Step 5 — drop it into the preference loss. Bradley–Terry's negative
log-likelihood, -\log\sigma\big(r(x,y_w) - r(x,y_l)\big), now
contains only the policy we are training and the frozen reference. Replacing the
unknown optimum \pi^\star with our trainable
\pi_\theta gives the DPO loss:
\mathcal{L}_{\text{DPO}} = -\,\mathbb{E}_{(x,\,y_w,\,y_l)}\left[\log \sigma\!\left(\beta\,\log\frac{\pi_\theta(y_w \mid x)}{\pi_{\text{ref}}(y_w \mid x)} - \beta\,\log\frac{\pi_\theta(y_l \mid x)}{\pi_{\text{ref}}(y_l \mid x)}\right)\right].

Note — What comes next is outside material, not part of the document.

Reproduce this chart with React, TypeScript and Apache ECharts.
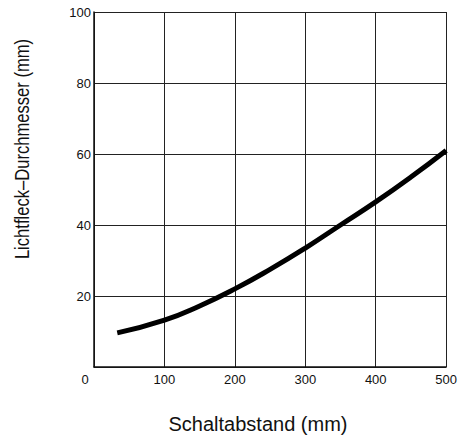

Step 6 — read what it does. No reward model, no RL, no sampling — just a
log-sigmoid loss evaluated on preference pairs, exactly like a classifier. It raises the
likelihood of the preferred response y_w and lowers that of the
rejected y_l, each relative to the reference model.
The reference appears in both ratios, so DPO rewards moving the right way relative to where
you started — and the same \beta from RLHF is still the leash.

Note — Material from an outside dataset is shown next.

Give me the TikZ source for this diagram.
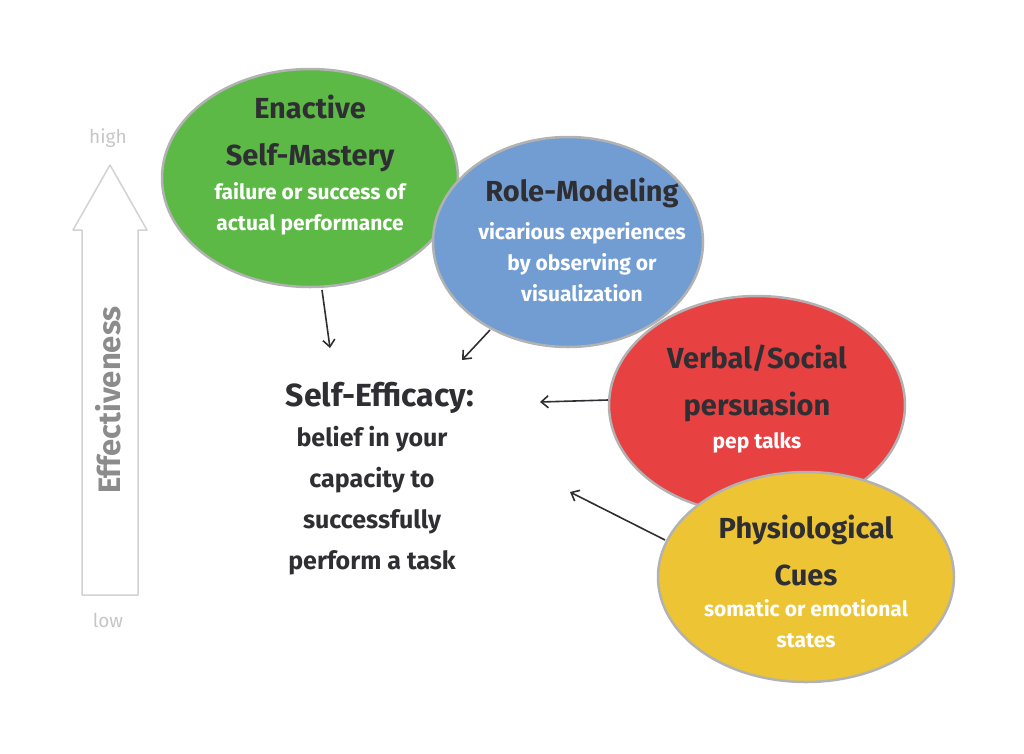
\documentclass[tikz,border=0pt]{standalone}
\usepackage{fontspec}
\setmainfont{Fira Sans}
\usetikzlibrary{shapes.geometric,arrows.meta}
\definecolor{cgreen}{HTML}{5CB946}
\definecolor{cblue}{HTML}{729DD3}
\definecolor{cred}{HTML}{E84142}
\definecolor{cyel}{HTML}{EDC434}
\definecolor{dark}{HTML}{2F2F33}
\begin{document}
\begin{tikzpicture}[x=1pt,y=-1pt,
  blob/.style={ellipse,draw=gray!60,line width=2.5pt,inner sep=0pt},
  ttl/.style={text=dark,font=\bfseries\fontsize{29}{47}\selectfont,align=center},
  sub/.style={text=white,font=\bfseries\fontsize{21}{31}\selectfont,align=center},
  arr/.style={-{Straight Barb[length=7pt,width=12pt]},line width=1.6pt,dark}]
\useasboundingbox (0,0) rectangle (1024,753);
\node[blob,fill=cgreen,minimum width=296,minimum height=218] (g) at (310,178) {};
\node[blob,fill=cblue,minimum width=270,minimum height=210] (b) at (568,242) {};
\node[blob,fill=cred,minimum width=296,minimum height=218] (r) at (757,405) {};
\node[blob,fill=cyel,minimum width=296,minimum height=210] (y) at (806,577) {};
\node[ttl] (gt) at (310,133) {Enactive\\Self-Mastery};
\node[sub] (gs) at (310,209) {failure or success of\\actual performance};
\node[ttl] (bt) at (582,193) {Role-Modeling};
\node[sub] (bs) at (582,262) {vicarious experiences\\by observing or\\visualization};
\node[ttl] (rt) at (757,383) {Verbal/Social\\persuasion};
\node[sub] (rs) at (757,443) {pep talks};
\node[ttl] (yt) at (806,550) {Physiological\\Cues};
\node[sub] (ys) at (806,624) {somatic or emotional\\states};
\node[text=dark,font=\bfseries\fontsize{32}{36}\selectfont] (se) at (380,398) {Self-Efficacy:};
\node[text=dark,font=\bfseries\fontsize{25}{41}\selectfont,align=center] (sd) at (372,501) {belief in your\\capacity to\\successfully\\perform a task};
\coordinate (a1) at (322,290); \coordinate (a1e) at (330,348);
\coordinate (a2) at (490,330); \coordinate (a2e) at (462,360);
\coordinate (a3) at (608,400); \coordinate (a3e) at (540,402);
\coordinate (a4) at (665,540); \coordinate (a4e) at (570,492);
\draw[arr] (a1) -- (a1e);
\draw[arr] (a2) -- (a2e);
\draw[arr] (a3) -- (a3e);
\draw[arr] (a4) -- (a4e);
\draw[gray!35,line width=1.5pt,line join=round] (82,595) -- (82,230) -- (73,230) -- (110,165) -- (147,230) -- (138,230) -- (138,595) -- cycle;
\node[gray!45,font=\fontsize{19}{22}\selectfont] (hi) at (108,138) {high};
\node[gray!45,font=\fontsize{19}{22}\selectfont] (lo) at (108,620) {low};
\node[gray!90,font=\bfseries\fontsize{31}{36}\selectfont,rotate=90] (ef) at (108,400) {Effectiveness};
\end{tikzpicture}
\end{document}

DPO trains directly on preference pairs with one supervised loss:
-
Implicit reward. The optimal RLHF reward is the log-ratio
r(x,y) = \beta\,\log\!\big(\pi_\theta(y\mid x)/\pi_{\text{ref}}(y\mid x)\big)
(up to an x-only term that cancels in any comparison).
-
The loss. Substituting into Bradley–Terry gives a single
log-sigmoid loss,
-\log\sigma\!\big(\beta\log\tfrac{\pi_\theta(y_w\mid x)}{\pi_{\text{ref}}(y_w\mid x)} - \beta\log\tfrac{\pi_\theta(y_l\mid x)}{\pi_{\text{ref}}(y_l\mid x)}\big).
-
Equivalence. Its optimum is the same as RLHF's — same KL-leashed
objective — but with no reward model and no RL, so it is far simpler and more stable to
train.
The loss is just −log σ of the margin
Strip the loss to its shape. Call the bracketed quantity the preference margin
z = \beta\,\log\frac{\pi_\theta(y_w \mid x)}{\pi_{\text{ref}}(y_w \mid x)} - \beta\,\log\frac{\pi_\theta(y_l \mid x)}{\pi_{\text{ref}}(y_l \mid x)},
and the loss is simply -\log\sigma(z). When the policy already
prefers the winner (margin z > 0) the loss is small; when it
prefers the loser (z < 0) the loss is large. Its derivative,
-\sigma(-z), is steepest exactly where the model is most wrong —
so the gradient relentlessly pushes the margin up: likelihood of
y_w up, of y_l down, until the winner is
comfortably ahead. Drag \beta to scale how hard a given log-ratio
gap is pushed.
On paper DPO and PPO-RLHF optimise the same KL-leashed objective; in practice DPO won most of
the field for engineering reasons. PPO needs four models live at once — policy,
reference, reward model, and a value/critic network — plus on-policy sampling inside the
training loop, which makes it memory-hungry, slow, and notoriously sensitive to
hyperparameters (a slightly-off learning rate or KL coefficient and the run diverges). DPO
needs only the policy and a frozen reference, no reward model, no sampling, no critic: it is
an ordinary supervised loss you can run with the same tooling as
SFT,
often as a few extra lines on top of an
adapter
fine-tune. Cheaper, stabler, and far easier to reproduce, DPO and its descendants became the
default way to align open models. PPO-RLHF retains an edge in some frontier settings — its
online sampling can squeeze out reward the static preference set never reveals — but for most
teams, "one log-sigmoid loss" beat "stand up an RL stack".